> **EXERCISE PROMPT**: Images are not part of the copy; write out the rest of the data exactly as given.

** Begin SOURCE DATA **

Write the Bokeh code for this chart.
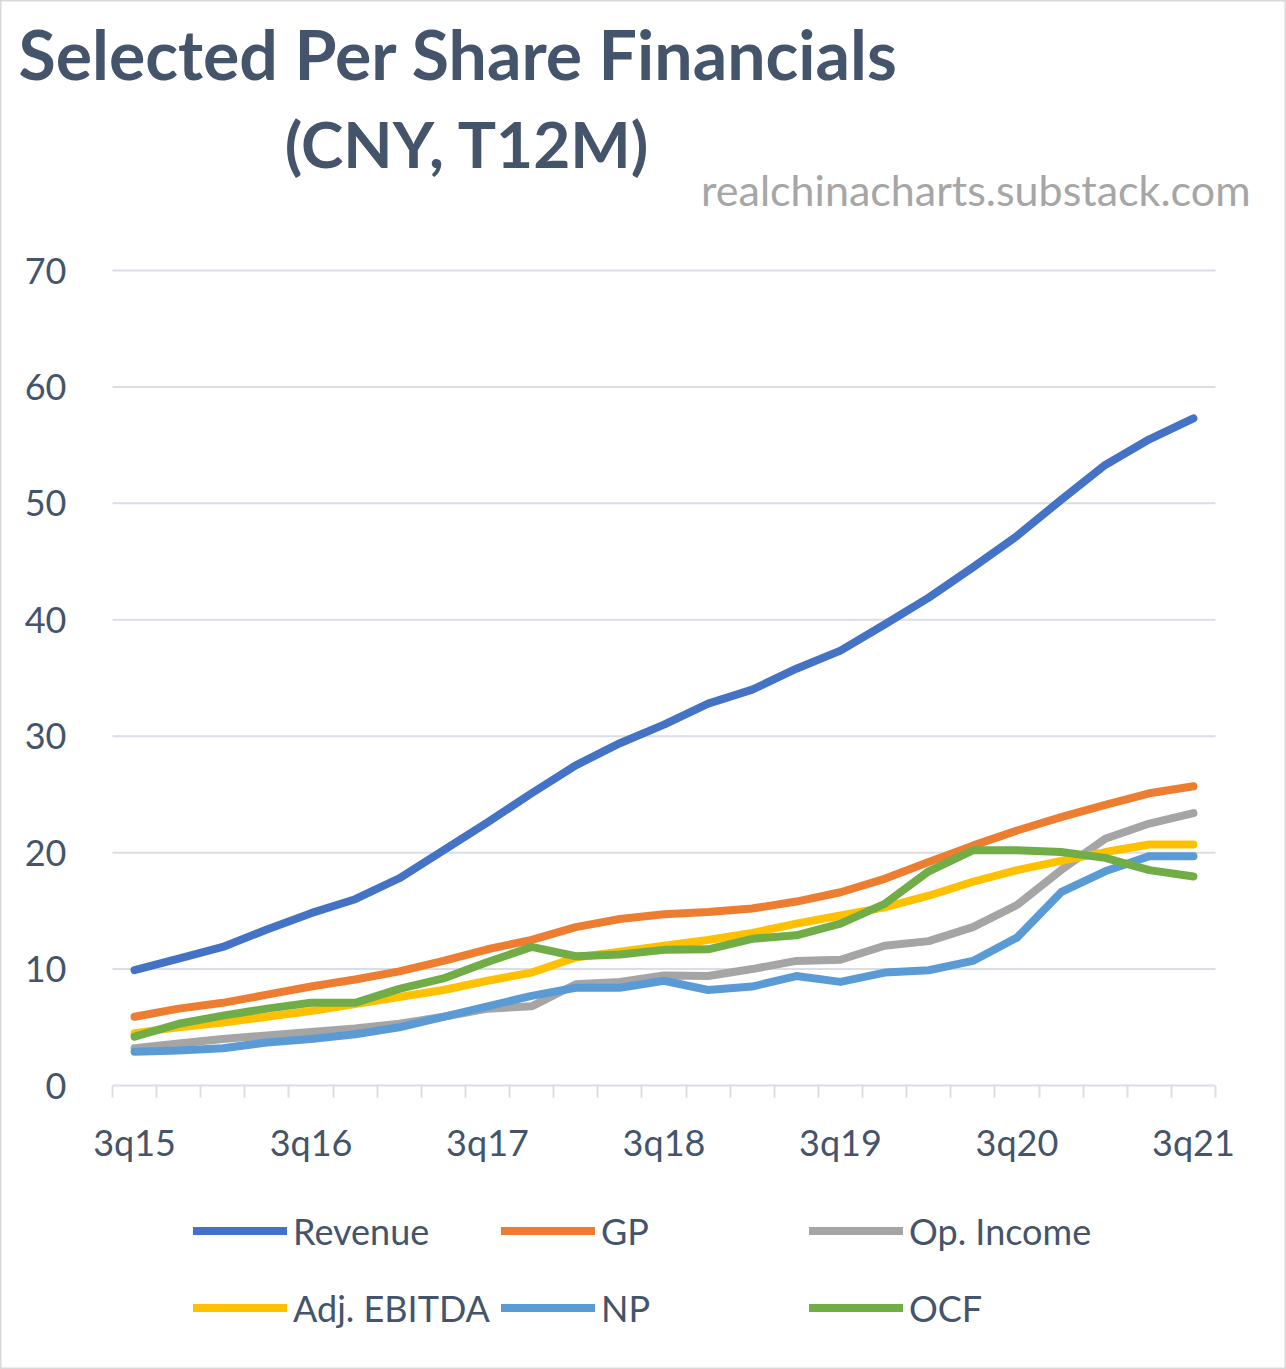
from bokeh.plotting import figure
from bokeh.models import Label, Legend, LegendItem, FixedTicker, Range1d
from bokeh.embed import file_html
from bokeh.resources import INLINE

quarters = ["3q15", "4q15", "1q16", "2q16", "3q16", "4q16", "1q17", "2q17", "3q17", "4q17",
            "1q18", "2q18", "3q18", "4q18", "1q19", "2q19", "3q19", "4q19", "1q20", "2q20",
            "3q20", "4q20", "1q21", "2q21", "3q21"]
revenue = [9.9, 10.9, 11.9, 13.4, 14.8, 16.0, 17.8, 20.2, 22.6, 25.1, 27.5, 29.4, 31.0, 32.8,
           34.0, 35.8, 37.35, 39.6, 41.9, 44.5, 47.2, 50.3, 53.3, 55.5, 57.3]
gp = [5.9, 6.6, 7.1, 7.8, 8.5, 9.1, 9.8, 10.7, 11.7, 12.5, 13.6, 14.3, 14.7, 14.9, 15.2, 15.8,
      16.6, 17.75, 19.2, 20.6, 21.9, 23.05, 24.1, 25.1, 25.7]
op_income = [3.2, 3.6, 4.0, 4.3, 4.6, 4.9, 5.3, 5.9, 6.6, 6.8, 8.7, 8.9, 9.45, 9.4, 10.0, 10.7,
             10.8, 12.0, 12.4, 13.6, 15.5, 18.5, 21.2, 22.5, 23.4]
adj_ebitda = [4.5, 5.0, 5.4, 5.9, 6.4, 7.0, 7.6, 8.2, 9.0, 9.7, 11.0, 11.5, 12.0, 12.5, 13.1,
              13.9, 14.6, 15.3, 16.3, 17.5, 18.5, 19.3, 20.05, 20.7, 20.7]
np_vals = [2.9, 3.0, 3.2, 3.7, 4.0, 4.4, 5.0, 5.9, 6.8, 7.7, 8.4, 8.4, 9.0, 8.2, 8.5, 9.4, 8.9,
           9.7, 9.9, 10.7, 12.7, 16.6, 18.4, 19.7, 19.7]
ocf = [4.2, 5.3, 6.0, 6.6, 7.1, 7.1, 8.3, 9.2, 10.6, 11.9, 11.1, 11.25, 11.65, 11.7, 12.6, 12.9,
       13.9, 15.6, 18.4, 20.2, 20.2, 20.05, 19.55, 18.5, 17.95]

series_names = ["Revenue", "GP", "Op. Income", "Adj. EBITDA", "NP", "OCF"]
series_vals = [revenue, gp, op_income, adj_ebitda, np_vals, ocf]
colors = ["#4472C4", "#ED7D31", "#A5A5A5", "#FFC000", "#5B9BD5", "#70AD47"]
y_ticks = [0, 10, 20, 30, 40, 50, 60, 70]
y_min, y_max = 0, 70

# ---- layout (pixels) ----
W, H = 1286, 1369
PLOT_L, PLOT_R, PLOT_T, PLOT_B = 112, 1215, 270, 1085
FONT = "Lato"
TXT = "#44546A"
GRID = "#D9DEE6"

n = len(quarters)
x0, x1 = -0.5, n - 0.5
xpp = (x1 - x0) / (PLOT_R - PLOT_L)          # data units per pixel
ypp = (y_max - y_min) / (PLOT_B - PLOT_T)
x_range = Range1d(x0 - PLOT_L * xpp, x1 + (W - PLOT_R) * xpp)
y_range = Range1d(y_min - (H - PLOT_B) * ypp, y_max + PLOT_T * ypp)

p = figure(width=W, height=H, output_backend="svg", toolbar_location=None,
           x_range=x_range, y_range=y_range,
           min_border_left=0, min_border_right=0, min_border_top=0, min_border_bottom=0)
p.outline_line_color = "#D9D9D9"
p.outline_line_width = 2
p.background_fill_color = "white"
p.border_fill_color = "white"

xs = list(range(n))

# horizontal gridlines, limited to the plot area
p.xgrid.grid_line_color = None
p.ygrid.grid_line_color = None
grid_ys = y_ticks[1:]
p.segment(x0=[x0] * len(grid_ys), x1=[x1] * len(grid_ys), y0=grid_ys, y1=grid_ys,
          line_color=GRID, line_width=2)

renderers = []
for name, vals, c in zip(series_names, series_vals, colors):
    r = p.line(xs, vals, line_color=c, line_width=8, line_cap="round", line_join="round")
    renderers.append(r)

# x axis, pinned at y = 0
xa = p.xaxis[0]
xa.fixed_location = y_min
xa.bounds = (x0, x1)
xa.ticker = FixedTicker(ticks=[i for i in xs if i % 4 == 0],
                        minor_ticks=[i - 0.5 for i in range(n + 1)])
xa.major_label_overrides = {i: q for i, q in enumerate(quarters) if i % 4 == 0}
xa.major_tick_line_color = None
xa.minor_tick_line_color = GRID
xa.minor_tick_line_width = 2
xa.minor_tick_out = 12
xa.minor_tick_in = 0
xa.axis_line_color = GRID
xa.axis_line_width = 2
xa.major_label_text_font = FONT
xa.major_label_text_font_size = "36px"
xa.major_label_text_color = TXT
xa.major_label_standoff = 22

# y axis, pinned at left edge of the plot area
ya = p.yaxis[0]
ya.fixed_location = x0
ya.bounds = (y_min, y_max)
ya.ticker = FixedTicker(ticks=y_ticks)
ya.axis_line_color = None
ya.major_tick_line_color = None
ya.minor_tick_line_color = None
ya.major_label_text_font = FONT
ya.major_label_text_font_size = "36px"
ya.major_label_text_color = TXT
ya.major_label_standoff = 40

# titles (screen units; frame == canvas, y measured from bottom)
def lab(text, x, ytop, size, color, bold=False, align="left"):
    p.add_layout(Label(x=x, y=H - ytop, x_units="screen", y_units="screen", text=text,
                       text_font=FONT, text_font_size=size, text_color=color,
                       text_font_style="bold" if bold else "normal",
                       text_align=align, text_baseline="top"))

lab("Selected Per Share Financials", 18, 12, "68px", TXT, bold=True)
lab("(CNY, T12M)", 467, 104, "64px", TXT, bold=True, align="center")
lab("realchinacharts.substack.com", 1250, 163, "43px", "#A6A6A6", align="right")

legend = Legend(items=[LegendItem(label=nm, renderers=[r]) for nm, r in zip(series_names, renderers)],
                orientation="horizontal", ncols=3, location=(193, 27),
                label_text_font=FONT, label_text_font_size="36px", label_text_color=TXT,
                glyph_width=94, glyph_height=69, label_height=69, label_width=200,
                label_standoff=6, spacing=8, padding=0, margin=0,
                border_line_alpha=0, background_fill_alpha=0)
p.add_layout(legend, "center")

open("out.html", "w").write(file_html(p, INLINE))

** End SOURCE DATA **

> **EXERCISE OUTPUT**:
Write the Bokeh code for this chart.
from bokeh.plotting import figure
from bokeh.models import Label, Legend, LegendItem, FixedTicker, Range1d
from bokeh.embed import file_html
from bokeh.resources import INLINE

quarters = ["3q15", "4q15", "1q16", "2q16", "3q16", "4q16", "1q17", "2q17", "3q17", "4q17",
            "1q18", "2q18", "3q18", "4q18", "1q19", "2q19", "3q19", "4q19", "1q20", "2q20",
            "3q20", "4q20", "1q21", "2q21", "3q21"]
revenue = [9.9, 10.9, 11.9, 13.4, 14.8, 16.0, 17.8, 20.2, 22.6, 25.1, 27.5, 29.4, 31.0, 32.8,
           34.0, 35.8, 37.35, 39.6, 41.9, 44.5, 47.2, 50.3, 53.3, 55.5, 57.3]
gp = [5.9, 6.6, 7.1, 7.8, 8.5, 9.1, 9.8, 10.7, 11.7, 12.5, 13.6, 14.3, 14.7, 14.9, 15.2, 15.8,
      16.6, 17.75, 19.2, 20.6, 21.9, 23.05, 24.1, 25.1, 25.7]
op_income = [3.2, 3.6, 4.0, 4.3, 4.6, 4.9, 5.3, 5.9, 6.6, 6.8, 8.7, 8.9, 9.45, 9.4, 10.0, 10.7,
             10.8, 12.0, 12.4, 13.6, 15.5, 18.5, 21.2, 22.5, 23.4]
adj_ebitda = [4.5, 5.0, 5.4, 5.9, 6.4, 7.0, 7.6, 8.2, 9.0, 9.7, 11.0, 11.5, 12.0, 12.5, 13.1,
              13.9, 14.6, 15.3, 16.3, 17.5, 18.5, 19.3, 20.05, 20.7, 20.7]
np_vals = [2.9, 3.0, 3.2, 3.7, 4.0, 4.4, 5.0, 5.9, 6.8, 7.7, 8.4, 8.4, 9.0, 8.2, 8.5, 9.4, 8.9,
           9.7, 9.9, 10.7, 12.7, 16.6, 18.4, 19.7, 19.7]
ocf = [4.2, 5.3, 6.0, 6.6, 7.1, 7.1, 8.3, 9.2, 10.6, 11.9, 11.1, 11.25, 11.65, 11.7, 12.6, 12.9,
       13.9, 15.6, 18.4, 20.2, 20.2, 20.05, 19.55, 18.5, 17.95]

series_names = ["Revenue", "GP", "Op. Income", "Adj. EBITDA", "NP", "OCF"]
series_vals = [revenue, gp, op_income, adj_ebitda, np_vals, ocf]
colors = ["#4472C4", "#ED7D31", "#A5A5A5", "#FFC000", "#5B9BD5", "#70AD47"]
y_ticks = [0, 10, 20, 30, 40, 50, 60, 70]
y_min, y_max = 0, 70

# ---- layout (pixels) ----
W, H = 1286, 1369
PLOT_L, PLOT_R, PLOT_T, PLOT_B = 112, 1215, 270, 1085
FONT = "Lato"
TXT = "#44546A"
GRID = "#D9DEE6"

n = len(quarters)
x0, x1 = -0.5, n - 0.5
xpp = (x1 - x0) / (PLOT_R - PLOT_L)          # data units per pixel
ypp = (y_max - y_min) / (PLOT_B - PLOT_T)
x_range = Range1d(x0 - PLOT_L * xpp, x1 + (W - PLOT_R) * xpp)
y_range = Range1d(y_min - (H - PLOT_B) * ypp, y_max + PLOT_T * ypp)

p = figure(width=W, height=H, output_backend="svg", toolbar_location=None,
           x_range=x_range, y_range=y_range,
           min_border_left=0, min_border_right=0, min_border_top=0, min_border_bottom=0)
p.outline_line_color = "#D9D9D9"
p.outline_line_width = 2
p.background_fill_color = "white"
p.border_fill_color = "white"

xs = list(range(n))

# horizontal gridlines, limited to the plot area
p.xgrid.grid_line_color = None
p.ygrid.grid_line_color = None
grid_ys = y_ticks[1:]
p.segment(x0=[x0] * len(grid_ys), x1=[x1] * len(grid_ys), y0=grid_ys, y1=grid_ys,
          line_color=GRID, line_width=2)

renderers = []
for name, vals, c in zip(series_names, series_vals, colors):
    r = p.line(xs, vals, line_color=c, line_width=8, line_cap="round", line_join="round")
    renderers.append(r)

# x axis, pinned at y = 0
xa = p.xaxis[0]
xa.fixed_location = y_min
xa.bounds = (x0, x1)
xa.ticker = FixedTicker(ticks=[i for i in xs if i % 4 == 0],
                        minor_ticks=[i - 0.5 for i in range(n + 1)])
xa.major_label_overrides = {i: q for i, q in enumerate(quarters) if i % 4 == 0}
xa.major_tick_line_color = None
xa.minor_tick_line_color = GRID
xa.minor_tick_line_width = 2
xa.minor_tick_out = 12
xa.minor_tick_in = 0
xa.axis_line_color = GRID
xa.axis_line_width = 2
xa.major_label_text_font = FONT
xa.major_label_text_font_size = "36px"
xa.major_label_text_color = TXT
xa.major_label_standoff = 22

# y axis, pinned at left edge of the plot area
ya = p.yaxis[0]
ya.fixed_location = x0
ya.bounds = (y_min, y_max)
ya.ticker = FixedTicker(ticks=y_ticks)
ya.axis_line_color = None
ya.major_tick_line_color = None
ya.minor_tick_line_color = None
ya.major_label_text_font = FONT
ya.major_label_text_font_size = "36px"
ya.major_label_text_color = TXT
ya.major_label_standoff = 40

# titles (screen units; frame == canvas, y measured from bottom)
def lab(text, x, ytop, size, color, bold=False, align="left"):
    p.add_layout(Label(x=x, y=H - ytop, x_units="screen", y_units="screen", text=text,
                       text_font=FONT, text_font_size=size, text_color=color,
                       text_font_style="bold" if bold else "normal",
                       text_align=align, text_baseline="top"))

lab("Selected Per Share Financials", 18, 12, "68px", TXT, bold=True)
lab("(CNY, T12M)", 467, 104, "64px", TXT, bold=True, align="center")
lab("realchinacharts.substack.com", 1250, 163, "43px", "#A6A6A6", align="right")

legend = Legend(items=[LegendItem(label=nm, renderers=[r]) for nm, r in zip(series_names, renderers)],
                orientation="horizontal", ncols=3, location=(193, 27),
                label_text_font=FONT, label_text_font_size="36px", label_text_color=TXT,
                glyph_width=94, glyph_height=69, label_height=69, label_width=200,
                label_standoff=6, spacing=8, padding=0, margin=0,
                border_line_alpha=0, background_fill_alpha=0)
p.add_layout(legend, "center")

open("out.html", "w").write(file_html(p, INLINE))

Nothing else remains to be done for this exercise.